Pero en este momento del mundo, ante la comprobación, por un lado, de la importancia de la producción de alimentos por los agricultores de pequeña escala y, por el otro, su contribución a la preservación de los recursos naturales que garanticen la sostenibilidad de la producción agraria, los organismos internacionales y nacionales que definen las políticas de este sector productivo reconocen la importancia de la producción campesina, aunque se haya adoptado el término “agricultura familiar”. Lo importante es que este reconocimiento se traduzca en políticas que ayuden a las familias agricultoras a romper con el círculo de pobreza en el que aún muchas de ellas se encuentran para que por sí mismas reconozcan el valor y la importancia de su producción y su cultura, lideren su propio desarrollo y salgan de la marginalidad social que las mantiene en un círculo de aislamiento y escasos ingresos económicos. El liderazgo autónomo exige la vinculación directa de los productores campesinos con el mercado, sea este local o nacional, que les permita eliminar la intermediación que reduce las posibilidades de lograr precios justos por sus productos. Pero las negociaciones directas exigen eficiencia en la gestión y para ello el campesinado necesita organizarse y capacitarse, retos que demandan, en un principio, apoyo de las instancias gubernamentales y otras instituciones comprometidas con el desarrollo rural. Un ejemplo de organización colectiva para la comercialización es el de las Escuelas de Aprendizaje Rural en la Acción (EARA; Ríos Labrada y otros, p. 8).
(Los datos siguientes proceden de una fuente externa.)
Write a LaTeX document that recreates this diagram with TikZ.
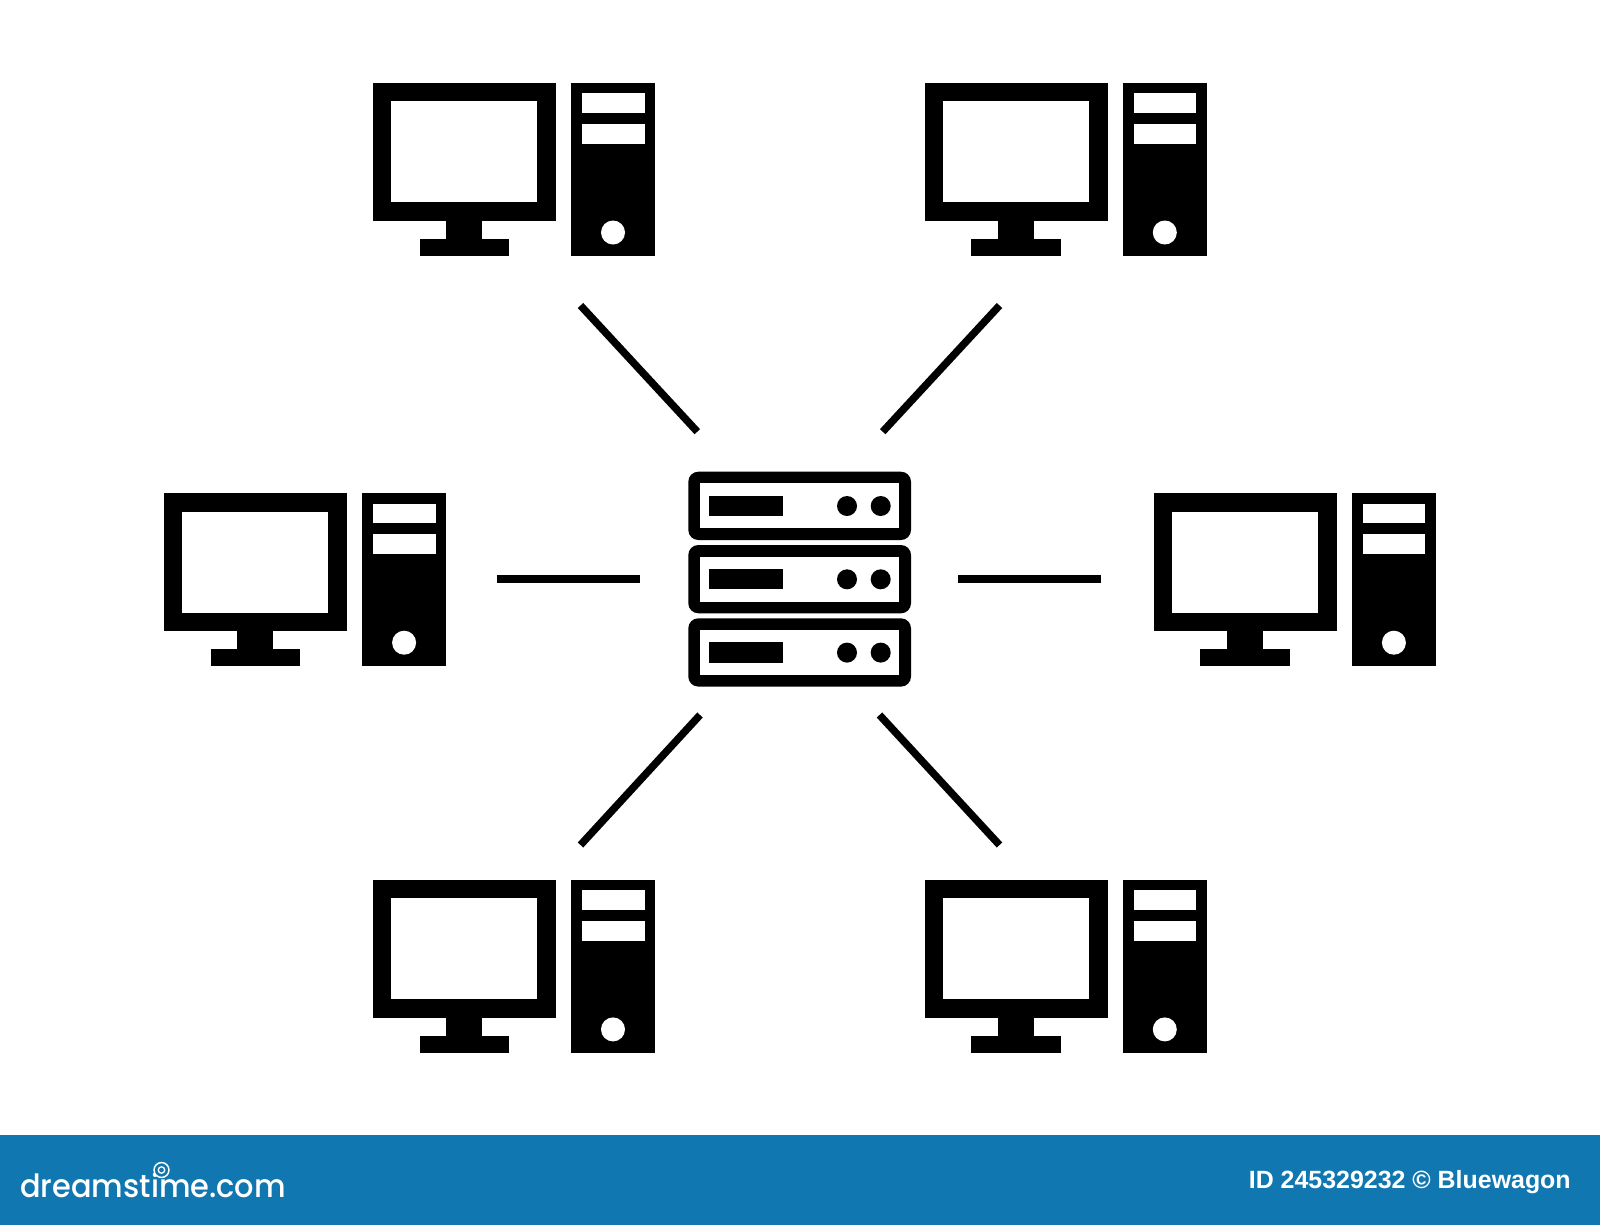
\documentclass[tikz,border=0pt]{standalone}
\usepackage{fontspec}
\setmainfont{Liberation Sans}
\newfontfamily\logofont[UprightFont=* Medium,FakeStretch=0.95]{Poppins}
\definecolor{barblue}{HTML}{1177B0}
\tikzset{
  x=0.75pt,y=-0.75pt,
  link/.style={line width=5.6pt,black},
  computer/.pic={
    \fill[black] (0,0) rectangle (183,138.3);
    \fill[white] (18.6,18.6) rectangle (164.6,119.6);
    \fill[black] (73.3,138.3) rectangle (109.3,156.5);
    \fill[black] (46.8,156.5) rectangle (136.3,173.3);
    \fill[black] (198.3,0) rectangle (282.3,173.3);
    \fill[white] (209.3,10.6) rectangle (271.8,30.3);
    \fill[white] (209.3,41.3) rectangle (271.8,61);
    \fill[white] (240.3,149.8) circle (9pt);
  },
  rackunit/.pic={
    \fill[black,rounded corners=7.5pt] (0,0) rectangle (222.7,68.3);
    \fill[white] (11.7,11.7) rectangle (211,56.7);
    \fill[black] (20.7,24) rectangle (94.7,44.3);
    \fill[black] (158.7,34.3) circle (7.5pt);
    \fill[black] (192.4,34.3) circle (7.5pt);
  },
}
\begin{document}
\begin{tikzpicture}
\useasboundingbox (0,0) rectangle (1600,1225);
\fill[white] (0,0) rectangle (1600,1225);
\fill[barblue] (0,1135) rectangle (1600,1225);
% computers
\pic at (372.7,82.7) {computer};
\pic at (924.5,82.7) {computer};
\pic at (163.8,492.9) {computer};
\pic at (1153.6,492.9) {computer};
\pic at (372.7,879.6) {computer};
\pic at (924.5,879.6) {computer};
% server
\pic at (688.3,471.7) {rackunit};
\pic at (688.3,545) {rackunit};
\pic at (688.3,618.3) {rackunit};
% link ends
\coordinate (a1) at (580.5,305.5);
\coordinate (a2) at (697.3,431.7);
\coordinate (b1) at (999.5,305.5);
\coordinate (b2) at (882.7,431.7);
\coordinate (c1) at (496.7,579);
\coordinate (c2) at (639.7,579);
\coordinate (d1) at (958,579);
\coordinate (d2) at (1100.7,579);
\coordinate (e1) at (700,715);
\coordinate (e2) at (580.5,845);
\coordinate (f1) at (879.5,715);
\coordinate (f2) at (999.5,845);
\draw[link] (a1) -- (a2);
\draw[link] (b1) -- (b2);
\draw[link] (c1) -- (c2);
\draw[link] (d1) -- (d2);
\draw[link] (e1) -- (e2);
\draw[link] (f1) -- (f2);
% footer
\node[anchor=base west,inner sep=0pt,text=white,font=\logofont\fontsize{24}{24}\selectfont] (logo) at (20,1197.5) {dreamstime.com};
\node[anchor=base east,inner sep=0pt,text=white,font=\bfseries\fontsize{18.7}{18.7}\selectfont] (credit) at (1571,1188) {ID 245329232 © Bluewagon};
\coordinate (sw) at (161.5,1170);
\draw[white,fill=barblue,line width=1.1pt] (sw) circle (5.6pt);
\draw[white,line width=1pt] (sw) circle (2.4pt);
\end{tikzpicture}
\end{document}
Las políticas gubernamentales de apoyo a los agricultores familiares para su proceso de transición agroecológica o los programas de créditos “verdes” o subsidios por los servicios ecosistémicos son experiencias que han tenido éxito comprobado o están en proceso de lograrlo (Mendonça y otros, p. 5; Zenteno y Canales, p. 15). En una de estas experiencias se presentan situaciones donde toda acción de apoyo a las organizaciones campesinas solo es posible con “la presencia reguladora del Estado” (Michela y otros, p.13). Si esto lo llevamos a escala global, podemos visualizar la importancia que tienen organismos como la Organización de las Naciones Unidas para la Agricultura y la Alimentación (FAO), que ha declarado el 2014 como el Año Internacional de la Agricultura Familiar, pero que todavía no se pronuncia específicamente sobre los riesgos que implican el monocultivo y las prácticas agrícolas convencionales asociadas, como es el uso de insumos industriales de síntesis química o la introducción de variedades de semillas transgénicas, que ponen en riesgo el patrimonio genético de los cultivos básicos para la alimentación en todo el mundo.
En este número de LEISA se presentan experiencias que muestran cómo la agricultura campesina puede romper las limitaciones que impiden salir del círculo de pobreza y marginalidad. La sostenibilidad de la producción de alimentos y de la vitalidad de los agroecosistemas exige el enfoque integrador de la agroecología que involucra las dimensiones ecológicas, sociales, económicas y la activa presencia de sus actores principales a través del diálogo entre el conocimiento campesino y el académico.
Ya en LEISA 26-4, “Interactuar para aprender, aprender para innovar”, nuestro editorial incorporó esta cita de Amartya Sen: “El desarrollo es más que un número. El desarrollo es el proceso de expansión de las libertades reales que disfrutan los individuos”.